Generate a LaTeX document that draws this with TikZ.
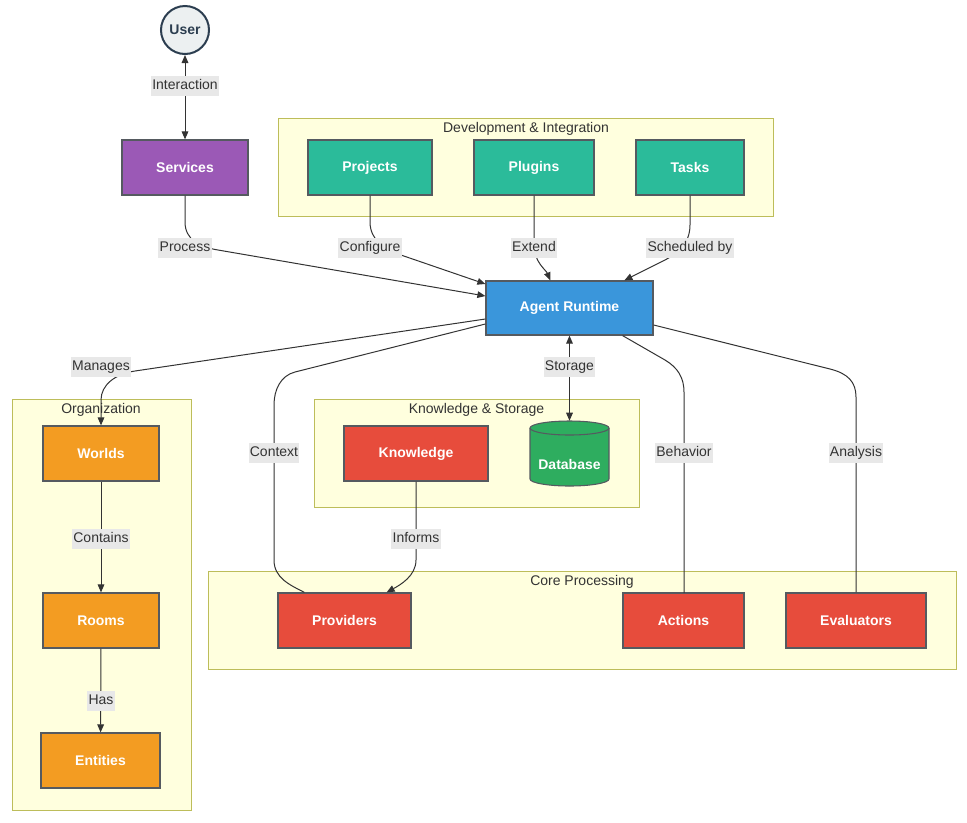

==

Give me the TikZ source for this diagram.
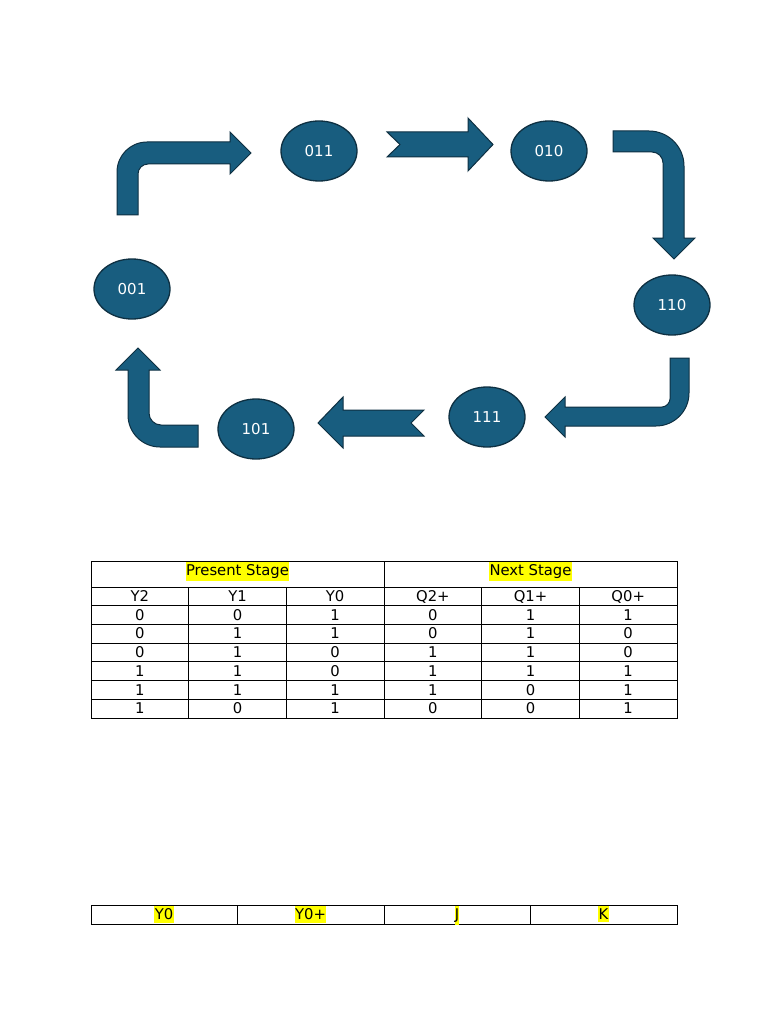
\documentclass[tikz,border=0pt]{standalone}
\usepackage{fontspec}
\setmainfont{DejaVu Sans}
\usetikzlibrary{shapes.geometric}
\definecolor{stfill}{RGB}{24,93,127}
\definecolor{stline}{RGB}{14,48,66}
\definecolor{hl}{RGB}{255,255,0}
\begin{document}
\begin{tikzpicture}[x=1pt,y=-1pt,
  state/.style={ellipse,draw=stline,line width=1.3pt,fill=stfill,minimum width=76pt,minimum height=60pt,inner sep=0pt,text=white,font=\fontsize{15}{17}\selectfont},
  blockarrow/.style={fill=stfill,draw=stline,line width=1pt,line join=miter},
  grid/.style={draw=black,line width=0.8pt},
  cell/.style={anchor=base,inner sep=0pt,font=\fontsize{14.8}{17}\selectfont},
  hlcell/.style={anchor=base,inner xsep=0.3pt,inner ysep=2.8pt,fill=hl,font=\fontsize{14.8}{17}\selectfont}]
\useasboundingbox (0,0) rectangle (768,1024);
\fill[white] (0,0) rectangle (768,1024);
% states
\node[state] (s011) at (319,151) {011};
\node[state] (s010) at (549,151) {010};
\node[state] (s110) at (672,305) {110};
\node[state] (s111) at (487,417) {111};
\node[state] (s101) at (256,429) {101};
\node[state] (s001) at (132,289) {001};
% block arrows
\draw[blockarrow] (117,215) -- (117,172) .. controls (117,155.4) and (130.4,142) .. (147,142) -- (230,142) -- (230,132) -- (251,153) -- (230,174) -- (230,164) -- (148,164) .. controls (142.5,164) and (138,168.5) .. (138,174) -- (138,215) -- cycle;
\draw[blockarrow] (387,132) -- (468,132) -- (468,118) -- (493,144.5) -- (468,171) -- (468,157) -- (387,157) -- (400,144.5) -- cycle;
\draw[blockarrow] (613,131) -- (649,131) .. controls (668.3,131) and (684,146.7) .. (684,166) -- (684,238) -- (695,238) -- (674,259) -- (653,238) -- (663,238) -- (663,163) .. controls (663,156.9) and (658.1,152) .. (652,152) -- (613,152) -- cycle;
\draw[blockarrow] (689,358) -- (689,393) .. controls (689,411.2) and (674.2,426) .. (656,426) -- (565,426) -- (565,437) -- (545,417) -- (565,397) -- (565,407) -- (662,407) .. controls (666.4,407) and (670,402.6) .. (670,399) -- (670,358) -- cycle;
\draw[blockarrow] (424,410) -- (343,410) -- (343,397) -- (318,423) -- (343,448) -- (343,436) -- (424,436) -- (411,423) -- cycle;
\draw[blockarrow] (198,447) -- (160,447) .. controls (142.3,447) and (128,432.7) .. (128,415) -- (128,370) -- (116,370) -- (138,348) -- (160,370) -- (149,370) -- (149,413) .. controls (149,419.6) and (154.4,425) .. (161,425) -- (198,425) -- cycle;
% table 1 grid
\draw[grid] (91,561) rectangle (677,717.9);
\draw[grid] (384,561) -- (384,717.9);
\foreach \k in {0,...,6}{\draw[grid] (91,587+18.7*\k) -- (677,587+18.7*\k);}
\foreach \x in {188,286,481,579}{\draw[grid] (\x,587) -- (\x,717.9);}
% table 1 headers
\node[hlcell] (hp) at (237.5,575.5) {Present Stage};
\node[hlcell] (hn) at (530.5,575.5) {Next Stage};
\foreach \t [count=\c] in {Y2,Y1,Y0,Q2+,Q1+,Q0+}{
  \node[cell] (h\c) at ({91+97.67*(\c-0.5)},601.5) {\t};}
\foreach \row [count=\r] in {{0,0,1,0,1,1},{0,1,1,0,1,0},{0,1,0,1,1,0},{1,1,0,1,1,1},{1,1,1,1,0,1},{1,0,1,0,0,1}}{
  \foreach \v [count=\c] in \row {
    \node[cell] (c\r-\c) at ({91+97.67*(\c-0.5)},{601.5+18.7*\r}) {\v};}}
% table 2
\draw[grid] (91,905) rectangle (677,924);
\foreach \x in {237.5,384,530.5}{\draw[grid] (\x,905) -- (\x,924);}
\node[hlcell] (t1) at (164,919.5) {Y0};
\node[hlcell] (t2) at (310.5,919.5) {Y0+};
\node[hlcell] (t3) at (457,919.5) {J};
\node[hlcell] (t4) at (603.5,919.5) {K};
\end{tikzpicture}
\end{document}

...

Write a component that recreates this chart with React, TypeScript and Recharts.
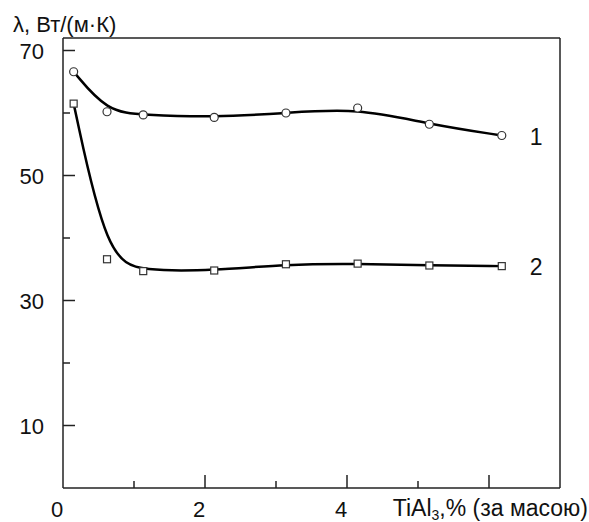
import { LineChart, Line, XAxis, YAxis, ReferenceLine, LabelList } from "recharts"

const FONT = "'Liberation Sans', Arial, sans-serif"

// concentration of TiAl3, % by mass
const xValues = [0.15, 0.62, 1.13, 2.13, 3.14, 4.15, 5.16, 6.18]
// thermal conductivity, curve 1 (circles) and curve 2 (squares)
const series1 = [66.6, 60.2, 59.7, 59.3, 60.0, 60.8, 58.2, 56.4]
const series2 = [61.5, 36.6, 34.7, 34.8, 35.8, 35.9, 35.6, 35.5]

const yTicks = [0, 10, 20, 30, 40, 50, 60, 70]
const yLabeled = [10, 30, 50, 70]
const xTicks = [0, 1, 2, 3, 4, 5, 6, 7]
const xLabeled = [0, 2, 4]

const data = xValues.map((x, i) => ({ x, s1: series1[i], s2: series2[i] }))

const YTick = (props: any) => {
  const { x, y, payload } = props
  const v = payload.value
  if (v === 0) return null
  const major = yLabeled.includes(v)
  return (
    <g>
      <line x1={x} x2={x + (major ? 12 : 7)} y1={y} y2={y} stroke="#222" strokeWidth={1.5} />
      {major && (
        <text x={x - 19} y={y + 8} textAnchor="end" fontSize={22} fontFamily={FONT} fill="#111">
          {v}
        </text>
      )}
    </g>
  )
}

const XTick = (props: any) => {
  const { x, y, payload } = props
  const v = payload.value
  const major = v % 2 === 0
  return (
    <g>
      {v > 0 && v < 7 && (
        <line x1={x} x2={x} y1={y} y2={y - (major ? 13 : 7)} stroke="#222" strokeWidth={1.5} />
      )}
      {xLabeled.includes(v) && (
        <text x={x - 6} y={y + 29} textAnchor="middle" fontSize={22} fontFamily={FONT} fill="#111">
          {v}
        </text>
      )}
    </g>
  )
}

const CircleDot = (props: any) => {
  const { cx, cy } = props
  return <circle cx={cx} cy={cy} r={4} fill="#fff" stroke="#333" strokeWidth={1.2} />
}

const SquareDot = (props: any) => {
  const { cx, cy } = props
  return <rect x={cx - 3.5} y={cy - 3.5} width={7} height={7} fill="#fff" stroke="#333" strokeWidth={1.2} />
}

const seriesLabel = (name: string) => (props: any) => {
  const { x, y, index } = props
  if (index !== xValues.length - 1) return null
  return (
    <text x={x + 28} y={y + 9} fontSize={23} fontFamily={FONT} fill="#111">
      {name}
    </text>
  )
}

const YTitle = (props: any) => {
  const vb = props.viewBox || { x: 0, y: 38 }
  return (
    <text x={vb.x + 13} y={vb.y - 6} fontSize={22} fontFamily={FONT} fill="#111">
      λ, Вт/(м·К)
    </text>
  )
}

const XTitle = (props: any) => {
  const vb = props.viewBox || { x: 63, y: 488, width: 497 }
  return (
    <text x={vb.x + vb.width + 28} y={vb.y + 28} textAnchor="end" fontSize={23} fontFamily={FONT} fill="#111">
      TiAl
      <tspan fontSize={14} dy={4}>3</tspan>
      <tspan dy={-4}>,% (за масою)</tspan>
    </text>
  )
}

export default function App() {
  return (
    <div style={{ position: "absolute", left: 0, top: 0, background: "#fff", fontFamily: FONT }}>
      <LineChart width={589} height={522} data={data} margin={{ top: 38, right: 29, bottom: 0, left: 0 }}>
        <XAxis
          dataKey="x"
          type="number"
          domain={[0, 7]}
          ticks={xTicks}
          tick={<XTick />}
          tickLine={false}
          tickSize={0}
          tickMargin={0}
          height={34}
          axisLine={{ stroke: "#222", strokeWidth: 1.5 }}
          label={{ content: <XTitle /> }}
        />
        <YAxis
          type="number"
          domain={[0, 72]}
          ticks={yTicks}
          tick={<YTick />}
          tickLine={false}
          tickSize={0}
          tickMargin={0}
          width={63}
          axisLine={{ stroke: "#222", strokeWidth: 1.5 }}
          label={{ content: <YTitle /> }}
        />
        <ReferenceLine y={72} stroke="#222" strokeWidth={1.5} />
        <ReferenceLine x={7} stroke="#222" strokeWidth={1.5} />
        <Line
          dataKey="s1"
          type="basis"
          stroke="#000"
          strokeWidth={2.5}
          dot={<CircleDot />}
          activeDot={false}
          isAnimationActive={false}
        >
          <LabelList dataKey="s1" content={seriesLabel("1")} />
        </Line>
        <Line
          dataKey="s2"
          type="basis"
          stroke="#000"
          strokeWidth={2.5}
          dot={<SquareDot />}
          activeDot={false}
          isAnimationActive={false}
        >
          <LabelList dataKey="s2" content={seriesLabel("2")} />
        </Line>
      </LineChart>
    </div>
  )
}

**Set exercise**
Take the stretch from the line containing "Write a component" through the line containing "const series2 = [61.5, 36.6, 34.7, 34.8, 35.8, 35.9, 35.6, 35.5]" and reproduce it exactly, both ends included. Omit the pictures.

**Task solution**
Write a component that recreates this chart with React, TypeScript and Recharts.
import { LineChart, Line, XAxis, YAxis, ReferenceLine, LabelList } from "recharts"

const FONT = "'Liberation Sans', Arial, sans-serif"

// concentration of TiAl3, % by mass
const xValues = [0.15, 0.62, 1.13, 2.13, 3.14, 4.15, 5.16, 6.18]
// thermal conductivity, curve 1 (circles) and curve 2 (squares)
const series1 = [66.6, 60.2, 59.7, 59.3, 60.0, 60.8, 58.2, 56.4]
const series2 = [61.5, 36.6, 34.7, 34.8, 35.8, 35.9, 35.6, 35.5]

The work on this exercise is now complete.